## Your goal:
Lines that contain the string "this" are to be copied; leave out all others.

* * * * * * * * *

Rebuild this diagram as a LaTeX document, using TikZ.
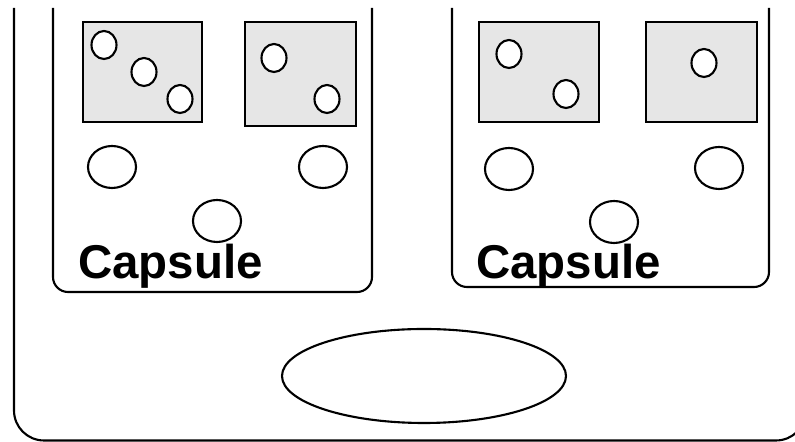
\documentclass[tikz,border=0pt]{standalone}
\usepackage{fontspec}
\setmainfont{Liberation Sans}
\usepackage{tikz}
\definecolor{cloud}{RGB}{230, 230, 230}
\definecolor{ink}{RGB}{0, 0, 0}

\tikzset{
    wall/.style   ={draw=ink, line width=1.2pt, rounded corners},
    grain/.style  ={draw=ink, fill=white, line width=1.2pt},
    vacuole/.style={draw=ink, fill=cloud, line width=1.6pt},
    caption/.style={anchor=base west, inner sep=0pt, font=\fontsize{27}{31}\selectfont\bfseries}
}

\begin{document}
\begin{tikzpicture}
        \clip (0.00, 0.00) rectangle (15.90, 8.84);
            % outer wall and the two capsules
            \draw[wall, rounded corners=0.60cm] ( 0.28, 8.68) -- ( 0.28, 0.03) -- (16.12, 0.03) -- (16.12, 8.68);
            \draw[wall, rounded corners=0.30cm] ( 1.06, 8.68) -- ( 1.06, 3.00) -- ( 7.44, 3.00) -- ( 7.44, 8.68);
            \draw[wall, rounded corners=0.30cm] ( 9.04, 8.68) -- ( 9.04, 3.10) -- (15.38, 3.10) -- (15.38, 8.68);
            % grey boxes
            \filldraw[vacuole] ( 1.66, 8.40) rectangle ( 4.04, 6.40);
            \filldraw[vacuole] ( 4.90, 8.40) rectangle ( 7.12, 6.32);
            \filldraw[vacuole] ( 9.58, 8.40) rectangle (11.98, 6.40);
            \filldraw[vacuole] (12.92, 8.40) rectangle (15.14, 6.40);
            % small grains
            \filldraw[grain]   ( 2.08, 7.94) ellipse   (0.25 and 0.28);
            \filldraw[grain]   ( 2.88, 7.40) ellipse   (0.25 and 0.28);
            \filldraw[grain]   ( 3.60, 6.86) ellipse   (0.25 and 0.28);
            \filldraw[grain]   ( 5.48, 7.68) ellipse   (0.25 and 0.28);
            \filldraw[grain]   ( 6.54, 6.86) ellipse   (0.25 and 0.28);
            \filldraw[grain]   (10.18, 7.76) ellipse   (0.25 and 0.28);
            \filldraw[grain]   (11.32, 6.96) ellipse   (0.25 and 0.28);
            \filldraw[grain]   (14.08, 7.58) ellipse   (0.25 and 0.28);
            % larger grains
            \filldraw[grain]   ( 2.24, 5.50) ellipse   (0.48 and 0.42);
            \filldraw[grain]   ( 6.46, 5.50) ellipse   (0.48 and 0.42);
            \filldraw[grain]   ( 4.34, 4.42) ellipse   (0.48 and 0.42);
            \filldraw[grain]   (10.18, 5.46) ellipse   (0.48 and 0.42);
            \filldraw[grain]   (14.38, 5.48) ellipse   (0.48 and 0.42);
            \filldraw[grain]   (12.28, 4.40) ellipse   (0.48 and 0.42);
            % big one below
            \filldraw[grain]   ( 8.48, 1.32) ellipse   (2.84 and 0.94);
            \node[caption] (capsuleL) at ( 1.56, 3.26) {Capsule};
            \node[caption] (capsuleR) at ( 9.52, 3.26) {Capsule};
        \end{tikzpicture}
\end{document}
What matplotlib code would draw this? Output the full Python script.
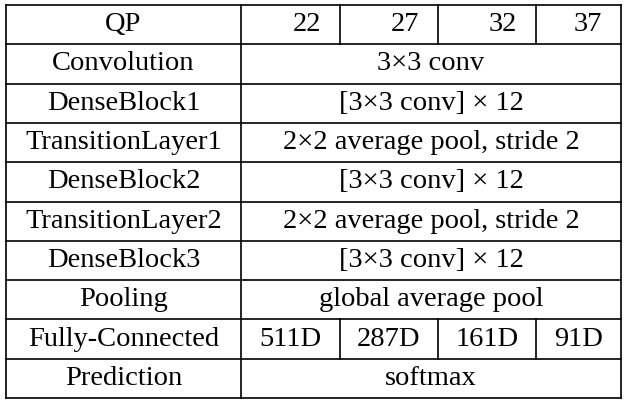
import matplotlib
matplotlib.use("Agg")
import matplotlib.pyplot as plt

W, H = 631, 409
row_labels = ["QP", "Convolution", "DenseBlock1", "TransitionLayer1", "DenseBlock2",
              "TransitionLayer2", "DenseBlock3", "Pooling", "Fully-Connected", "Prediction"]
qp_values = ["22", "27", "32", "37"]
fc_values = ["511D", "287D", "161D", "91D"]
span_texts = {1: "3×3 conv", 2: "[3×3 conv] × 12", 3: "2×2 average pool, stride 2",
              4: "[3×3 conv] × 12", 5: "2×2 average pool, stride 2", 6: "[3×3 conv] × 12",
              7: "global average pool", 9: "softmax"}

fig = plt.figure(figsize=(W/100, H/100), dpi=100)
ax = fig.add_axes([0, 0, 1, 1])
ax.set_xlim(0, W); ax.set_ylim(H, 0); ax.axis("off")

x0, xs, x1 = 6, 241, 621
seps = [340, 438, 536]
y0, y1 = 5, 398
n = len(row_labels)
rh = (y1 - y0) / n
lw = 1.2
fs = 20.5
font = dict(family="Liberation Serif", fontsize=fs, color="black")

for i in range(n + 1):
    ax.plot([x0, x1], [y0 + i*rh]*2, color="black", lw=lw)
for x in (x0, xs, x1):
    ax.plot([x, x], [y0, y1], color="black", lw=lw)
for r in (0, 8):
    for x in seps:
        ax.plot([x, x], [y0 + r*rh, y0 + (r+1)*rh], color="black", lw=lw)

for i, lab in enumerate(row_labels):
    yc = y0 + (i + 0.5)*rh
    ax.text((x0 + xs)/2, yc, lab, ha="center", va="center", **font)
    if i in span_texts:
        ax.text((xs + x1)/2, yc, span_texts[i], ha="center", va="center", **font)

edges = [xs] + seps + [x1]
yc = y0 + 0.5*rh
for j, v in enumerate(qp_values):
    ax.text(edges[j+1] - 19, yc, v, ha="right", va="center", **font)
yc = y0 + 8.5*rh
for j, v in enumerate(fc_values):
    ax.text((edges[j] + edges[j+1])/2, yc, v, ha="center", va="center", **font)

fig.savefig("out.png", dpi=100)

* * * * * * * * *

## Answer to the task:
Rebuild this diagram as a LaTeX document, using TikZ.
What matplotlib code would draw this? Output the full Python script.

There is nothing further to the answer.